A prior post presented a comparison of the rebound in the Dow Industrials index from its trough in March 2009 with recoveries after the six largest twentieth-century bear markets, excluding the devastating 1929-32 decline. These bears involved index falls of 45-52%, similar to the 54% drop over October 2007-March 2009. (Prices slumped by 89% over September 1929-July 1932.)
At the time of the earlier post, the Dow had moved down to converge with the "six-bear average" of these earlier recoveries. With liquidity conditions for markets having deteriorated, a fall into the lower half of the historical range seemed likely in the short term, although a significant undershoot of the average might present a buying opportunity.
Updating the analysis, yesterday's Dow close was 8% below the six-bear mean and 1% above the bottom of the historical range – see chart.
Examining the six components, the recovery since March 2009 bears the strongest resemblance to the rebound after the January 1906-November 1907 decline. The Dow was mostly above the six-bear average during the early stages of this revival but a significant correction set in after about a year, echoing recent market weakness.
Like the recent bear, the January 1906-November 1907 decline was associated with a credit bust and financial panic that drained liquidity from markets. Both crises climaxed with the failure of a major bank – the Knickerbocker Trust Company in October 1907, Lehman Brothers in September 2008 – and a subsequent decisive "official" rescue effort (co-ordinated by J P Morgan in 1907, before the institution of the Federal Reserve). The economic consequences were similar, with a severe one-year recession in industrial output followed by a strong rebound.

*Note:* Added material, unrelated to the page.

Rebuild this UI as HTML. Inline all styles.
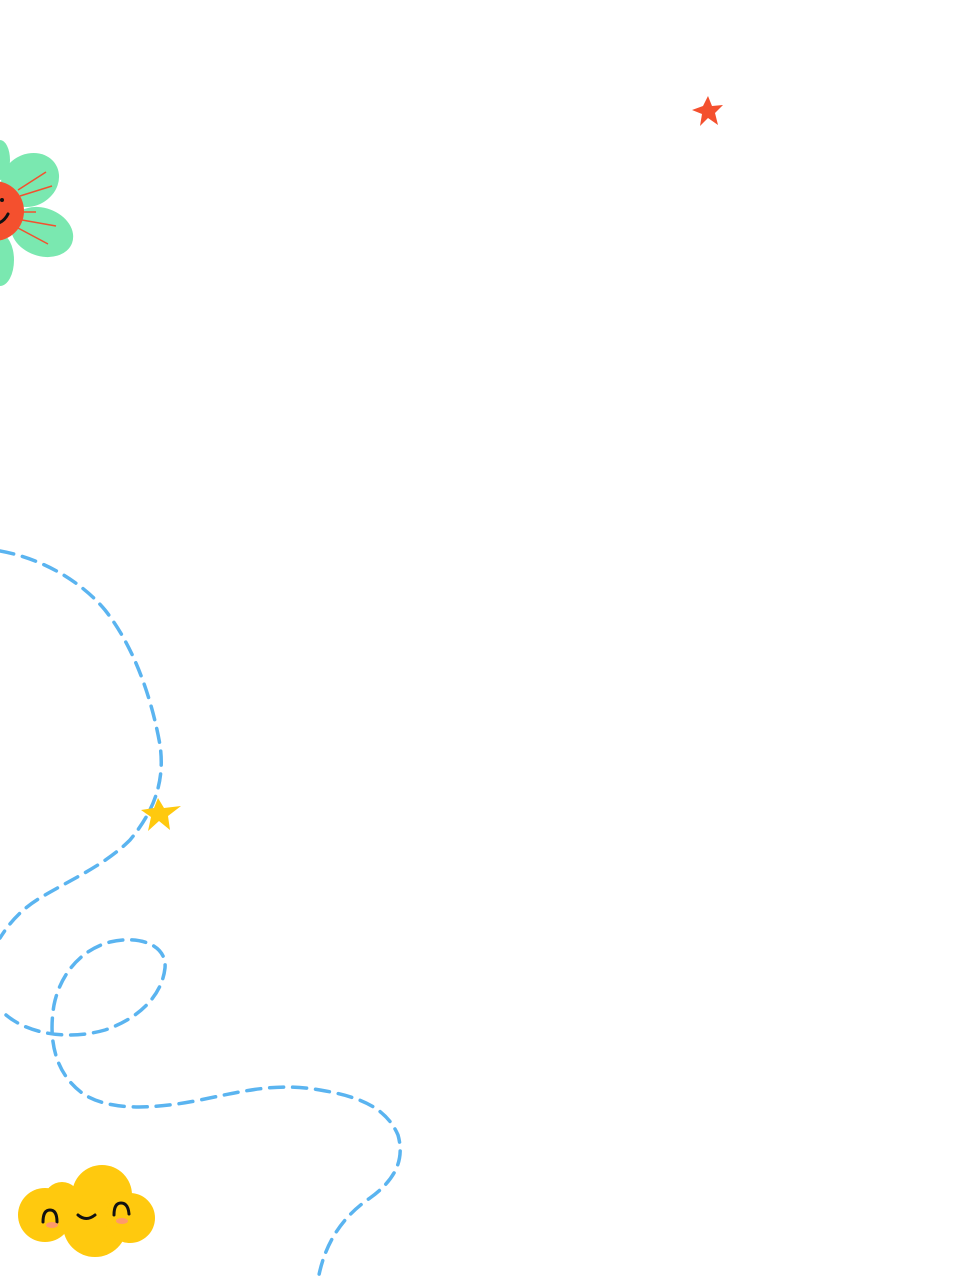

Relative to the bear-market trough, the Dow is currently very close to its level at the same stage of the post-November-1907 recovery – see chart. On that occasion, prices were reaching a low and rallied by more than 20% over the following six months.
The "six-bear" evidence, therefore, suggests that market weakness will abate. Resumption of an uptrend, however, requires an improvement in liquidity indicators.